Super Bowl commercials often follow formulas, Behrend professor says

A portrait of Penn State Behrend faculty member Arpan Yagnik

"Creativity is never a contest," said Arpan Yagnik, associate professor of advertising at Penn State Behrend. "It's about celebrating how you can define yourself."

Credit: Penn State Behrend

An unexpected matchup, a star-studded halftime show, and favorite tailgate food for living-room get-togethers – all are in the lineup for Sunday’s Super Bowl.

For many who watch, however, the big game is all about branding. Even the Super Bowl name is trademarked. That makes the commercials must-see-TV, said Arpan Yagnik, associate professor of advertising at Penn State Behrend.

“If you want to sell something, you want to be someplace where people are paying attention,” Yagnik said. “The Super Bowl is where America is paying attention. It’s a stupendous opportunity for advertisers to have a presence.”

The N.F.L. has long dominated the TV arena. Of the 50 most-watched broadcasts during the 2021 regular season, 48 were N.F.L. games. The Super Bowl is the biggest draw: Last year’s championship game drew an audience of 96.4 million.
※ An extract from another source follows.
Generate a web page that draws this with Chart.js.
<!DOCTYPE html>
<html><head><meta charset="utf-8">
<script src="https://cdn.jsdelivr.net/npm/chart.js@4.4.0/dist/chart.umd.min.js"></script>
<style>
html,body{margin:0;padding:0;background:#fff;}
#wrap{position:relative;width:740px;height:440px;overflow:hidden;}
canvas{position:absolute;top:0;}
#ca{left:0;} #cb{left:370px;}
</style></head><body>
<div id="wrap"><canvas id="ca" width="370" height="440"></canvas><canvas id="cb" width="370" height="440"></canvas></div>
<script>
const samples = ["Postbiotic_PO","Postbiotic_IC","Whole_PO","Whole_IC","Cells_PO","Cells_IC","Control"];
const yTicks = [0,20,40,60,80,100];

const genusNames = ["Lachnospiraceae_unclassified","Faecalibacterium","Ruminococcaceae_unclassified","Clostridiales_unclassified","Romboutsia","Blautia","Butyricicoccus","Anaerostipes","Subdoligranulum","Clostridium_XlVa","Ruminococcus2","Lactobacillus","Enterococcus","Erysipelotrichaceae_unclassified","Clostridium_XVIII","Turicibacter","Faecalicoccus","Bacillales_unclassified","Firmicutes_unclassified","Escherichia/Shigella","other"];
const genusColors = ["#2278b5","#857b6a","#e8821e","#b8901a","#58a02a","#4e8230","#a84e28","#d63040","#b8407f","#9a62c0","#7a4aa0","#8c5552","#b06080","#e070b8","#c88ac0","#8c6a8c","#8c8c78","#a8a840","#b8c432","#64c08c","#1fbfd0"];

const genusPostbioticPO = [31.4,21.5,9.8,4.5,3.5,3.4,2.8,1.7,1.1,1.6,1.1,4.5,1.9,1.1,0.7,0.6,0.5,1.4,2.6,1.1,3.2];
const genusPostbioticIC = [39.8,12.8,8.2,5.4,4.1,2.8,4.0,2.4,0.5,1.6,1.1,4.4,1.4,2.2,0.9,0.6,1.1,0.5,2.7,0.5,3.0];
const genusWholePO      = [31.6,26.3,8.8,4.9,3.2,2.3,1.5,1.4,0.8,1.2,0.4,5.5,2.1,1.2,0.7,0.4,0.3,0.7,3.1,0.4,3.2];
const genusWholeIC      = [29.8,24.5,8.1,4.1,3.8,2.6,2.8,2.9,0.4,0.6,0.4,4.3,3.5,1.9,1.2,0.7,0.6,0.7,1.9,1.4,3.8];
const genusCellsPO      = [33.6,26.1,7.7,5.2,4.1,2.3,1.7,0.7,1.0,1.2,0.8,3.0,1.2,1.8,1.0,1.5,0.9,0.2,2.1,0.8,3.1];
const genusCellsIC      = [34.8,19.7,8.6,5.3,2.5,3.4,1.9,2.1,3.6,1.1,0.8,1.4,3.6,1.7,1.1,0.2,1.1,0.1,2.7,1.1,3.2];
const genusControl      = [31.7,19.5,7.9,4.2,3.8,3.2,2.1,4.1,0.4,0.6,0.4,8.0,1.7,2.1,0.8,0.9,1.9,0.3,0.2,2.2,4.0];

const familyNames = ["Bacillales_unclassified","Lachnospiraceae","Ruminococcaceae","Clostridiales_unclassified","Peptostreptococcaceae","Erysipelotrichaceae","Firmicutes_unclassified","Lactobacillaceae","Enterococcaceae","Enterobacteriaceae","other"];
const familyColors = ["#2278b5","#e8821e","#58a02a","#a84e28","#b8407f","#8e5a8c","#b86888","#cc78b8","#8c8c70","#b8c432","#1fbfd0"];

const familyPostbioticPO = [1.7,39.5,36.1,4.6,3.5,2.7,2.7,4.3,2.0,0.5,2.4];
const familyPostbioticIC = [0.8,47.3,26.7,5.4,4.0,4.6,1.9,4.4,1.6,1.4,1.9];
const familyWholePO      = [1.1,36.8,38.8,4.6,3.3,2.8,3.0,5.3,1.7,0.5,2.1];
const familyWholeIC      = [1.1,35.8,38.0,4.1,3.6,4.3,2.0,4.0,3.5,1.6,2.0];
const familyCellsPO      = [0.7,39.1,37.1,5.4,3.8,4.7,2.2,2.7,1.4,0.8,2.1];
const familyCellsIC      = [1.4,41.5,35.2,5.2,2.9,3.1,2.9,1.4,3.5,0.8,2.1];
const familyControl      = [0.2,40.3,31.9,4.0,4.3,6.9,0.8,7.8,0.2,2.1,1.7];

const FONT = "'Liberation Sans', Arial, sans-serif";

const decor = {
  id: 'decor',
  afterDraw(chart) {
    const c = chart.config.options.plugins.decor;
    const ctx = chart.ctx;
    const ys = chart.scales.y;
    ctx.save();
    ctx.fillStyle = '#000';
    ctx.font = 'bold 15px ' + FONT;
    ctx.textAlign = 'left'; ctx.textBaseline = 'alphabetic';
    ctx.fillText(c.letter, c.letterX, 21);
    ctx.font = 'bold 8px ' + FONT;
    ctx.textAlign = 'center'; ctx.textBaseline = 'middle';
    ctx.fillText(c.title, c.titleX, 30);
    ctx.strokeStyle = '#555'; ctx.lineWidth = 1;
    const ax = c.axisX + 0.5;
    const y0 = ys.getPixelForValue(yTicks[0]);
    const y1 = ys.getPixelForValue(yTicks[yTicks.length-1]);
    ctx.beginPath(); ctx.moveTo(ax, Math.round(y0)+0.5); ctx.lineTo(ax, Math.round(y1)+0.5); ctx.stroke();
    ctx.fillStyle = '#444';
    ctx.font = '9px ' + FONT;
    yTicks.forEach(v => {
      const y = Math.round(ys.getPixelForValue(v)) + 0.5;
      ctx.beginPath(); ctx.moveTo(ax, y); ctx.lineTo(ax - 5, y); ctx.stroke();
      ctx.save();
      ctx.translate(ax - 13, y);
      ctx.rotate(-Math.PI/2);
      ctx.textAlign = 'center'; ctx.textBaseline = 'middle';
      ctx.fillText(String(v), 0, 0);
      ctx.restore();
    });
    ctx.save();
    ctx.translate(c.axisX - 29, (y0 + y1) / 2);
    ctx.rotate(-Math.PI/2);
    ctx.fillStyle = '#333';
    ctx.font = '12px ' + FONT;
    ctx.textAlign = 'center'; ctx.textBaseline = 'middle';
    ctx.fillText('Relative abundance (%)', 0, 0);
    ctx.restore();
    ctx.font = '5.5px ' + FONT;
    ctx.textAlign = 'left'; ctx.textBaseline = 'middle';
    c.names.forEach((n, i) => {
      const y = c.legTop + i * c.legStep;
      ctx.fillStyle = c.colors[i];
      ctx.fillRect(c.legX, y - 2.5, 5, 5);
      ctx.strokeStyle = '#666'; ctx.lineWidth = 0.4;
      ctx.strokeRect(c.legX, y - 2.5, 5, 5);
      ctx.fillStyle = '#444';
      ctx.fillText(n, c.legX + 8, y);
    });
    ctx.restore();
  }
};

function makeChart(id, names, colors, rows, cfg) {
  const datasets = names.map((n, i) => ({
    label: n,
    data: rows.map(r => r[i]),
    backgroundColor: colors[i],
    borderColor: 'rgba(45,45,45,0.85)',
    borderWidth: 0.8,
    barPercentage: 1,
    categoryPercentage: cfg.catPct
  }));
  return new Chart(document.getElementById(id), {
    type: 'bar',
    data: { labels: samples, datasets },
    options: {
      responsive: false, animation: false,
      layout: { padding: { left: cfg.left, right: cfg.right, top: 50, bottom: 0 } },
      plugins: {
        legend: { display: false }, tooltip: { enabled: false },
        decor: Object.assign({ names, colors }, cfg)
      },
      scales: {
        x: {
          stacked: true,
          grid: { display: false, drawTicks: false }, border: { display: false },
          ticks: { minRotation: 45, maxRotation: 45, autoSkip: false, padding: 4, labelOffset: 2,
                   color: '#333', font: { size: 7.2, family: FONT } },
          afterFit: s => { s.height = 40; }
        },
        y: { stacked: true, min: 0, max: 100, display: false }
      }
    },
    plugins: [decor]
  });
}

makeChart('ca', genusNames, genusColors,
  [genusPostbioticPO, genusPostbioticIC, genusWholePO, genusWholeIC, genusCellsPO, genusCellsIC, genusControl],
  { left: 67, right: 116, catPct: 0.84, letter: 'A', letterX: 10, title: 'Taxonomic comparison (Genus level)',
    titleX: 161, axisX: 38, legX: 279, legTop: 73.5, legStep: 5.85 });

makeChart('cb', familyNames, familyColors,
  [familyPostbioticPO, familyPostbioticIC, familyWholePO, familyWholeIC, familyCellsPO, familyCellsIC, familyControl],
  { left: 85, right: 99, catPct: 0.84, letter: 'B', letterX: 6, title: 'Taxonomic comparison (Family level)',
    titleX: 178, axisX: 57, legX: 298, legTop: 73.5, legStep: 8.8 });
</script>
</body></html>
For advertisers, a Super Bowl ad is a big bet: A 30-second spot in this year’s game costs approximately $6.5 million, according to the Sporting News. For the audience watching at home, the commercials are like pulling the lever of a slot machine, Yagnik said: You aren’t entirely sure what you’ll get next.
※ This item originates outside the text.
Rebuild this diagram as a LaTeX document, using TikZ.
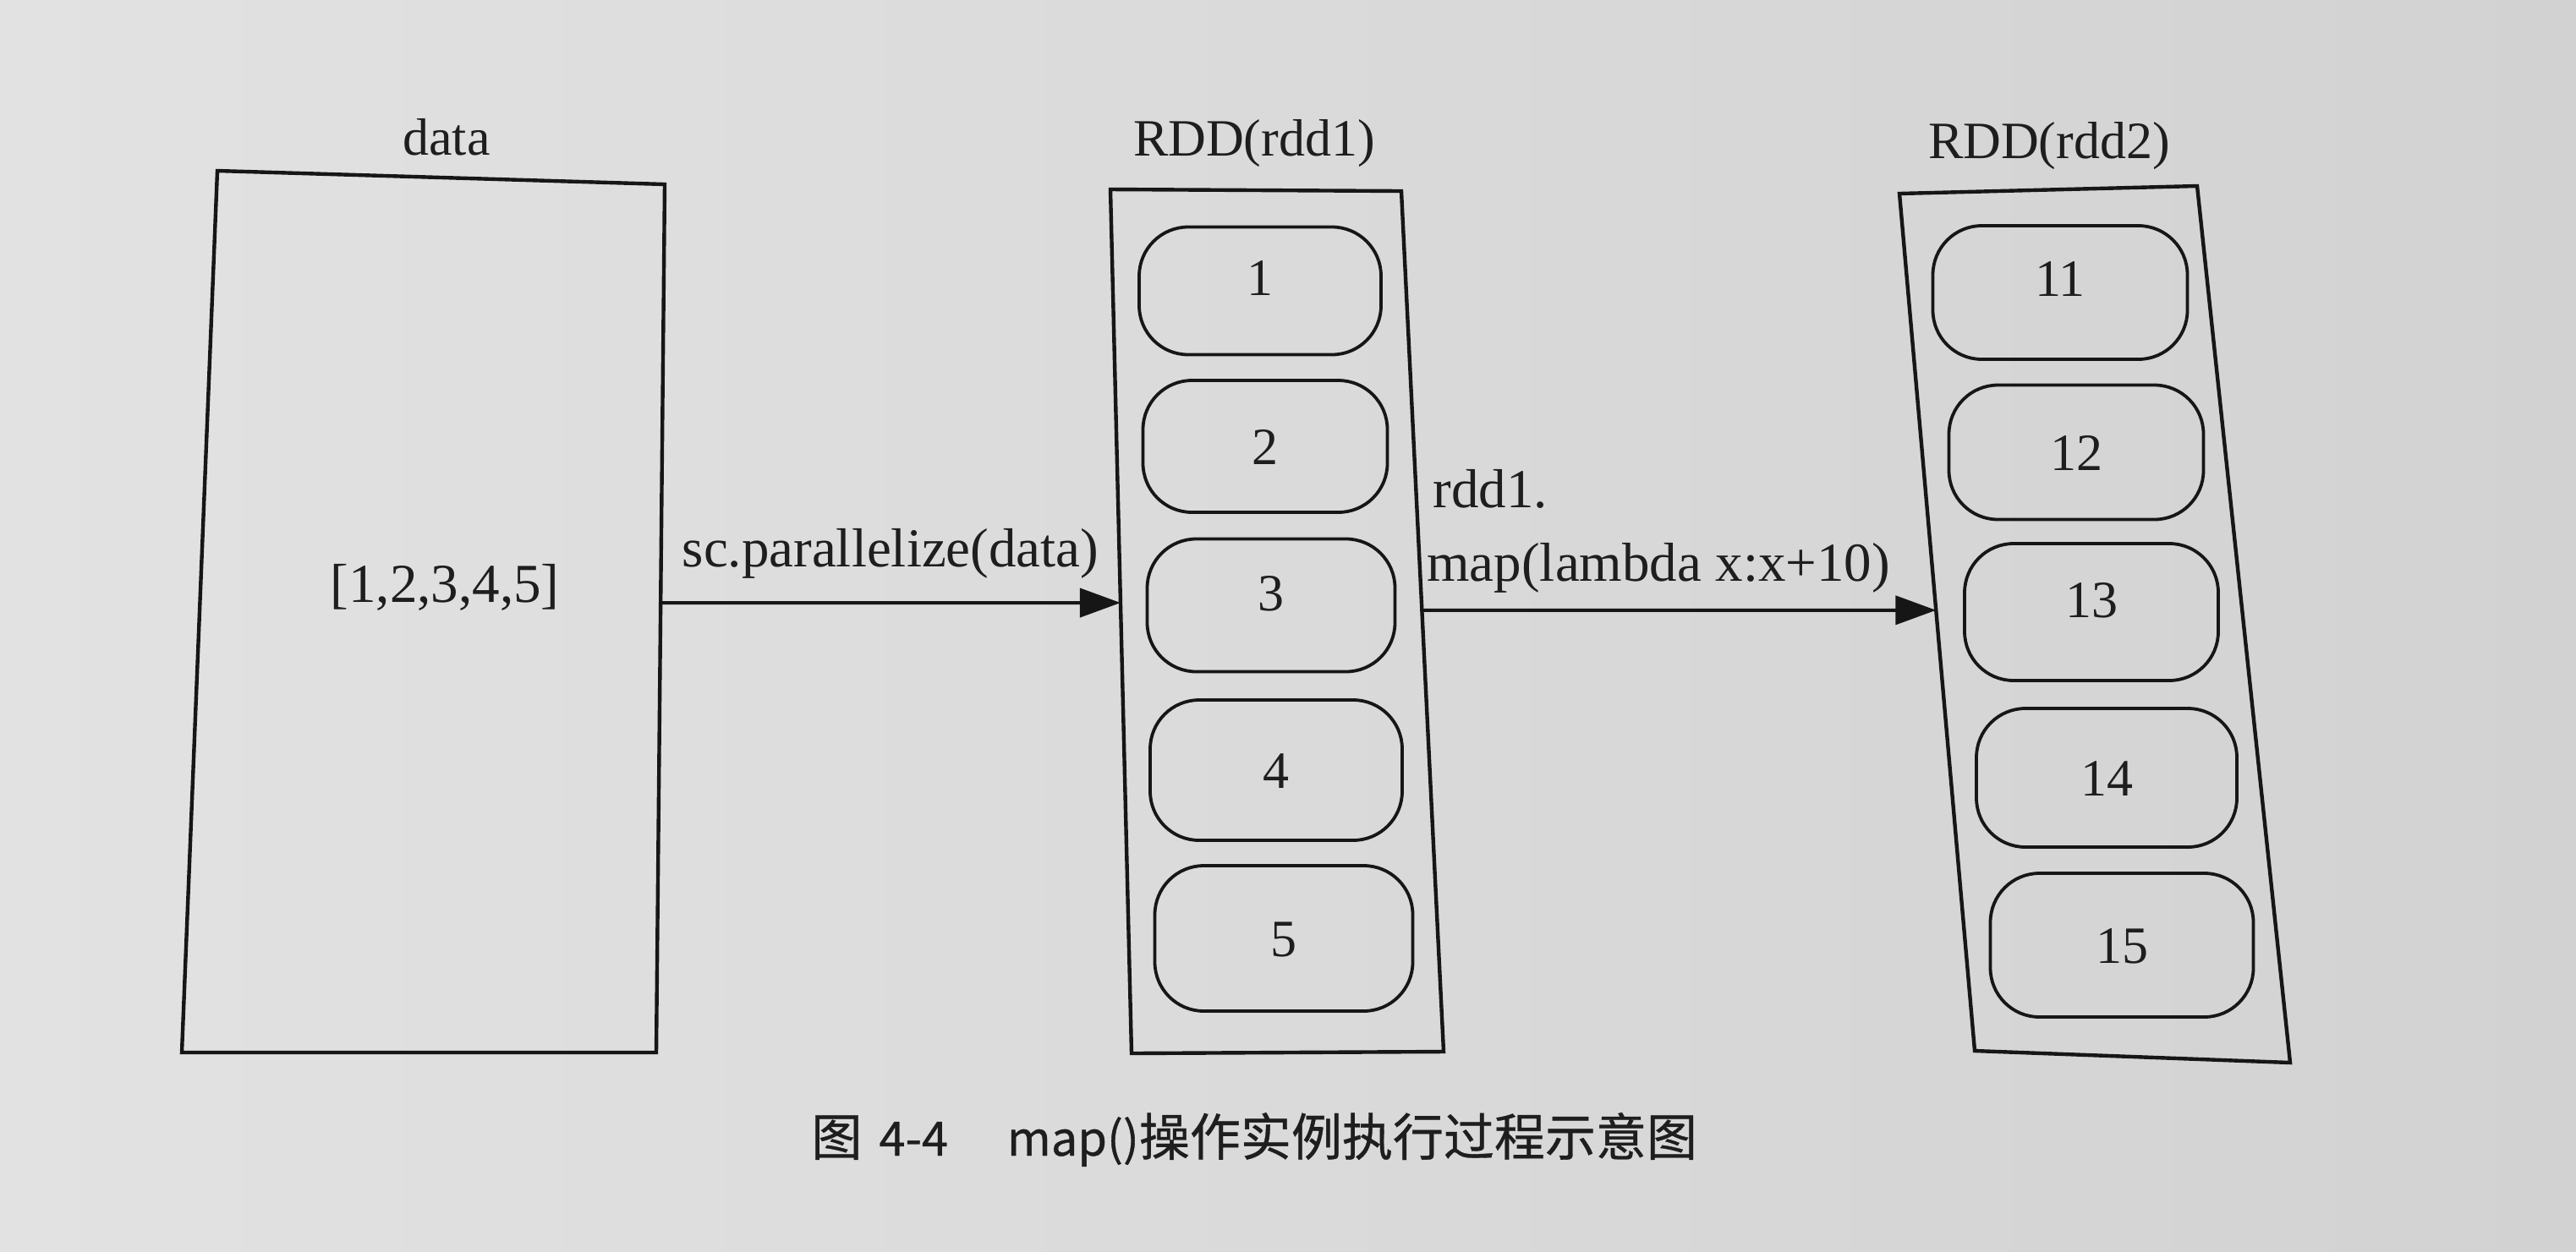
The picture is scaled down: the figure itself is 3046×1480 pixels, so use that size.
\documentclass[tikz,border=0pt]{standalone}
\usepackage{fontspec}
\setmainfont{Liberation Serif}
\newfontfamily\cjk[FakeBold=0.6]{Noto Sans CJK SC}
\usetikzlibrary{arrows.meta,calc}
\definecolor{ink}{RGB}{22,22,22}
\definecolor{txt}{RGB}{30,30,30}
\definecolor{bgl}{RGB}{226,226,226}
\definecolor{bgr}{RGB}{210,210,210}
\newcommand\capcjk{\cjk\fontsize{30}{34}\selectfont}
\newcommand\caplat{\cjk\fontsize{28}{32}\selectfont}
\begin{document}
\begin{tikzpicture}[x=0.5pt,y=-0.5pt,
  lbl/.style={font=\fontsize{31}{36}\selectfont, text=txt, inner sep=0pt},
  biglbl/.style={font=\fontsize{32.5}{38}\selectfont, text=txt, inner sep=0pt},
  frame/.style={draw=ink, line width=2.2pt, line join=miter},
  cell/.style={draw=ink, line width=1.9pt, rounded corners=29pt, inner sep=0pt,
    text height=21pt, text depth=0pt, font=\fontsize{31}{36}\selectfont, text=txt},
  conn/.style={draw=ink, line width=2pt, -{Triangle[length=24pt,width=17pt]}}]
\useasboundingbox (0,0) rectangle (3046,1480);
\shade[left color=bgl, right color=bgr] (0,0) rectangle (3046,1480);
% data box
\coordinate (dTL) at (257,202);
\coordinate (dTR) at (786,218);
\coordinate (dBR) at (776,1245);
\coordinate (dBL) at (215,1245);
\draw[frame] (dTL) -- (dTR) -- (dBR) -- (dBL) -- cycle;
% rdd1 box
\coordinate (aTL) at (1313,224);
\coordinate (aTR) at (1657,226);
\coordinate (aBR) at (1707,1244);
\coordinate (aBL) at (1338,1246);
\draw[frame] (aTL) -- (aTR) -- (aBR) -- (aBL) -- cycle;
% rdd2 box
\coordinate (bTL) at (2246,229);
\coordinate (bTR) at (2598,220);
\coordinate (bBR) at (2708,1257);
\coordinate (bBL) at (2335,1243);
\draw[frame] (bTL) -- (bTR) -- (bBR) -- (bBL) -- cycle;
% labels
\node[lbl, anchor=base] (dlabel) at (528,183) {data};
\node[biglbl, anchor=base] (arr) at (526,712) {[1,2,3,4,5]};
\node[biglbl, anchor=base] (par) at (1053,670) {sc.parallelize(data)};
\node[lbl, anchor=base] (alabel) at (1483,184) {RDD(rdd1)};
\node[lbl, anchor=base] (blabel) at (2423,187) {RDD(rdd2)};
\node[biglbl, anchor=base west] (m1) at (1694,600) {rdd1.};
\node[biglbl, anchor=base west] (m2) at (1687,687) {map(lambda x:x+10)};
% rdd1 cells
\node[cell, minimum width=143pt, minimum height=75.5pt] (c1) at (1490,344) {\raisebox{8pt}{1}};
\node[cell, minimum width=144.5pt, minimum height=78pt] (c2) at (1496,528) {2};
\node[cell, minimum width=146.5pt, minimum height=78.5pt] (c3) at (1503,716) {\raisebox{7.5pt}{3}};
\node[cell, minimum width=149pt, minimum height=83pt] (c4) at (1509,911) {4};
\node[cell, minimum width=152.5pt, minimum height=86pt] (c5) at (1518,1110) {5};
% rdd2 cells
\node[cell, minimum width=150.5pt, minimum height=79pt] (e1) at (2436,346) {\raisebox{8.5pt}{11}};
\node[cell, minimum width=150.5pt, minimum height=79.5pt] (e2) at (2455,535) {12};
\node[cell, minimum width=150pt, minimum height=81pt] (e3) at (2473,724) {\raisebox{7.5pt}{13}};
\node[cell, minimum width=154pt, minimum height=82pt] (e4) at (2491,920) {14};
\node[cell, minimum width=155.5pt, minimum height=85pt] (e5) at (2509,1118) {15};
% connectors
\coordinate (a1s) at ($(dTR)!0.482!(dBR)$);
\coordinate (a1e) at ($(aTL)!0.4785!(aBL)$);
\coordinate (a2s) at ($(aTR)!0.487!(aBR)$);
\coordinate (a2e) at ($(bTL)!0.486!(bBL)$);
\draw[conn] (a1s) -- (a1e);
\draw[conn] (a2s) -- (a2e);
% caption
\node[inner sep=0pt, anchor=base west, text=txt] (cap) at (959,1367)
  {\capcjk 图\hspace{10pt}\caplat 4-4\hspace{35pt}map()\capcjk 操作实例执行过程示意图};
\end{tikzpicture}
\end{document}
“There is an element of mystique,” he said. “You want to laugh and feel different emotions, and you want to be surprised – pleasantly, hopefully.”

The best commercials stick with us. We remember them long after we have forgotten which teams were on the field for the actual game. We asked Yagnik about some of his favorites, which fall into these proven ad categories:

For ads that use humor, he ranks Volkswagen’s 2011 commercial “The Force” as one of the best of all time.

A young boy, dressed as Darth Vader from “Star Wars,” tries to use the Force to power objects in his home. It doesn’t work, and the boy is frustrated. Then his father, using a remote key fob, tricks him into believing he started the family’s Volkswagen Passat.

“This one had a nice emotive touch,” Yagnik said. “It’s like the best moment of that kid’s life.”

For ads that star animals, he likes Budweiser’s 2015 “Lost Dog” commercial.

Super Bowl commercials have spotlighted frogs, polar bears and, of course, the famous Clydesdales, which first appeared in the 1991 broadcast. This ad, in which the horses defend a puppy that is threatened by a wolf, pulls on the viewer’s heartstrings, Yagnik said.

It works for one reason, he said: “America loves dogs.”

Celebrity appearances also can be effective. Yagnik particularly liked the 2021 Amazon ad that featured the actor Michael B. Jordan as Alexa.

“It worked really well,” he said, “because it highlighted a vital part of the product experience.”

Another common Super Bowl approach – feel-good patriotism – was personified in Chrysler’s 2011 commercial “Imported from Detroit,” an ad that featured Eminem.

“It was the mood,” Yagnik said. “It was what he was able to bring to it. Eminem’s presence did not overshadow the product. It gave the spot gravitas and the strength it needed.”

As for this year’s ads, many of which will be released in advance of the Super Bowl, Yagnik expects some companies to turn the page on COVID and the frustrations caused by the pandemic.

“I think we’ll get to see some really good creativity,” he said. “’Reassuring’ and ‘comforting’ could be the themes.”

He predicts a new category of product – cryptocurrency. But he hopes advertisers leave the competition to the athletes.

“Creativity is never a contest,” he said. “It’s about celebrating how you can define yourself.”